Defining Joint Stock Corporations – Structure and Key Features

Ever wondered how companies raise funds while limiting risk for investors? A joint stock corporation might be the answer. This business structure allows individuals to buy shares, pooling resources to support growth and innovation. In this article, we’ll explore what a joint stock corporation is, its key features, and the benefits it offers to both businesses and shareholders.

Key Features of Joint Stock Corporations

Joint stock corporations are unique business structures that allow multiple individuals or entities to invest in and own shares of the company. This model enables large-scale financing and provides a way for companies to raise capital while distributing the risks among many shareholders. Understanding the key features of these corporations can help potential investors evaluate their viability and benefits.

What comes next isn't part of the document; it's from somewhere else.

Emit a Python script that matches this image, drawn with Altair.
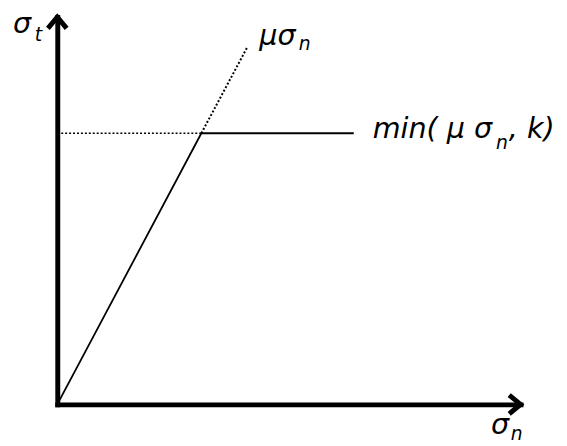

One of the primary features of a joint stock corporation is limited liability. Shareholders are only responsible for the debts of the corporation to the extent of their investment. This means if the company faces financial difficulties, the personal assets of shareholders are protected. This characteristic encourages investment since it minimizes personal financial risk.

“Limited liability empowers investors to take risks without jeopardizing their personal wealth.”

Another important aspect is the ability to transfer ownership easily. Shares in a joint stock corporation can be bought or sold on stock exchanges, making it simple for shareholders to exit or enter their investments. This liquidity is attractive not only to investors but also to management, as it allows for better capital management and more effective resource allocation.

Joint stock corporations also enjoy perpetual existence, meaning the company can continue to operate even if shareholders change. This stability can lead to greater confidence among investors, suppliers, and customers. The governance of these corporations typically involves a board of directors, which oversees operations and makes strategic decisions, ensuring that the interests of shareholders are considered in the management of the business.

  • Limited Liability: Shareholders are not personally liable for corporate debts.
  • Transferable Shares: Easy buying and selling of shares enhance liquidity.
  • Perpetual Existence: The entity continues despite changes in ownership.
  • Governance Structure: Managed by a board of directors representing shareholders’ interests.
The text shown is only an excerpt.